当InfluxDB中写入了大量的数据之后,你可能会对原始数据做一些采样。通过GROUP BY time()
和 InfluxQL function 讲一些高频的数据转化为低频的数据。一直重复的通过query执行这些操作略蠢。InfluxDB 的 continuous queries (CQ) 很容易处理这样的事情,CQs会定期自动将查询结果写至另外一个measurement。
- CQ definition
- List CQs with
SHOW
- Delete CQs with
DROP
- Backfilling
CQ definition
CQ是在database中定期自动执行的InfluxQL query。 InfluxDB 将查询结果存储至指定的 measurement.

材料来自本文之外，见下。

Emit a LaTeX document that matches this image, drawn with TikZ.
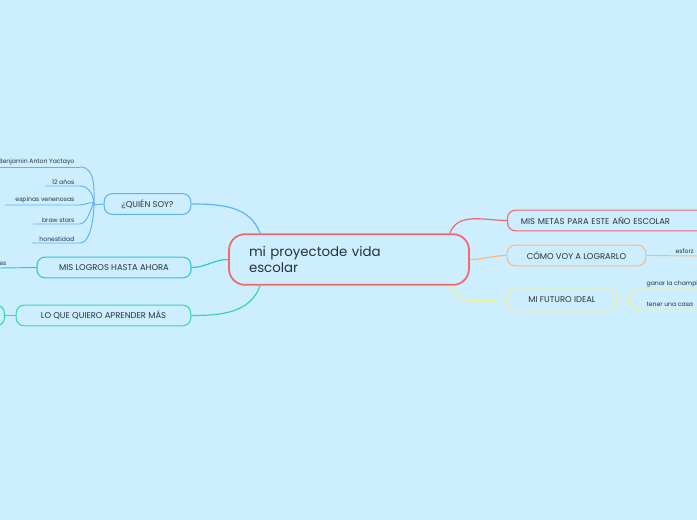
\documentclass[tikz,border=0pt]{standalone}
\usepackage{fontspec}
\setmainfont{Poppins}
\definecolor{bg}{RGB}{204,238,255}
\definecolor{cred}{RGB}{242,104,104}
\definecolor{cblue}{RGB}{94,178,245}
\definecolor{ccyan}{RGB}{40,200,216}
\definecolor{cgreen}{RGB}{60,214,170}
\definecolor{corange}{RGB}{250,183,128}
\definecolor{cyellow}{RGB}{245,240,130}
\definecolor{ctext}{RGB}{40,50,60}
\tikzset{
  topic/.style={draw, rounded corners=6pt, line width=0.8pt, minimum height=15.5pt,
    inner sep=0pt, text=ctext, font=\fontsize{6.3}{7}\selectfont},
  leaf/.style={inner sep=1pt, text=ctext, font=\fontsize{4.6}{5}\selectfont, anchor=south east},
  link/.style={line width=0.9pt}
}
\begin{document}
\begin{tikzpicture}[x=0.75pt,y=-0.75pt]
  \fill[bg] (0,0) rectangle (697,520);
  \clip (0,0) rectangle (697,520);
  % central topic
  \node[draw=cred, line width=1.3pt, rounded corners=12pt, minimum width=180pt, minimum height=38pt,
        text width=150pt, align=left, inner sep=0pt, text=ctext, font=\fontsize{10}{12}\selectfont]
        (root) at (349,259.5) {mi proyectode vida\\escolar};
  % main topics
  \node[topic, draw=cblue, minimum width=65pt] (quien) at (147.5,204) {¿QUIÉN SOY?};
  \node[topic, draw=ccyan, minimum width=115.5pt] (logros) at (114,267.5) {MIS LOGROS HASTA AHORA};
  \node[topic, draw=cgreen, minimum width=131pt] (aprender) at (103.5,315.5) {LO QUE QUIERO APRENDER MÁS};
  \node[topic, draw=cred, text width=140pt, inner xsep=10pt, align=left, anchor=west] (metas) at (507,220.5) {MIS METAS PARA ESTE AÑO ESCOLAR};
  \node[topic, draw=corange, minimum width=104pt] (como) at (576.5,255.5) {CÓMO VOY A LOGRARLO};
  \node[topic, draw=cyellow, minimum width=82.5pt] (futuro) at (562,299.5) {MI FUTURO IDEAL};
  % connectors from root
  \draw[link, cblue] (root.north west) ++(32,0) coordinate (r1) to[out=110,in=0] (quien.east);
  \draw[link, ccyan] (root.west) to[out=180,in=0] (logros.east);
  \draw[link, cgreen] (root.south west) ++(32,0) coordinate (r3) to[out=250,in=0] (aprender.east);
  \draw[link, cred] (root.north east) ++(-20,0) coordinate (r4) to[out=70,in=180] (metas.west);
  \draw[link, corange] (root.east) to[out=0,in=180] (como.west);
  \draw[link, cyellow] (root.south east) ++(-20,0) coordinate (r6) to[out=290,in=180] (futuro.west);
  % subtopics of ¿QUIÉN SOY?
  \coordinate (qb) at (94,205);
  \draw[cblue, line width=0.7pt] (quien.west) -- (qb);
  \foreach \y/\x/\t [count=\i] in {167/80/Benjamin Anton Yactayo, 186/45/12 años,
      205/5/espinas  venenosas, 224/33/braw stars, 243/32/honestidad} {
    \node[leaf] (q\i) at (76,\y) {\t};
    \draw[cblue, line width=0.7pt] (\x,\y) -- (80,\y) to[out=0,in=90] (qb);
  }
  \draw[cblue, line width=0.7pt] (0,167) -- (80,167);
  % other subtopics
  \node[leaf] (logro1) at (8,267) {es};
  \draw[ccyan, line width=0.7pt] (0,268) -- (logros.west);
  \node[draw=cgreen, line width=0.8pt, rounded corners=6pt, minimum width=20pt, minimum height=15.5pt,
        anchor=east] (apr1) at (5,315.5) {};
  \draw[cgreen, line width=0.7pt] (apr1.east) -- (aprender.west);
  \node[leaf, anchor=south west] (como1) at (674,255) {esforz};
  \draw[corange, line width=0.7pt] (como.east) -- (697,256);
  \coordinate (fb) at (628,299.5);
  \draw[cyellow, line width=0.7pt] (futuro.east) -- (fb);
  \node[leaf, anchor=south west] (fut1) at (645,289) {ganar la champions};
  \node[leaf, anchor=south west] (fut2) at (645,308) {tener una casa};
  \draw[cyellow, line width=0.7pt] (fb) to[out=90,in=180] (642,289) -- (697,289);
  \draw[cyellow, line width=0.7pt] (fb) to[out=270,in=180] (642,309) -- (697,309);
\end{tikzpicture}
\end{document}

CQs的 SELECT
clause需要包含函数,并且必须包含 GROUP BY time()
clause
CQs 并不维持状态。每个CQ的执行都是独立的,会对匹配的点做采样。
CQ的执行由database内部调度,目前么有办法让用户自己控制开始或者结束的时间。
仅 admin users 允许使用 continuous queries。更多关于用户权限的信息,见 Authentication and Authorization.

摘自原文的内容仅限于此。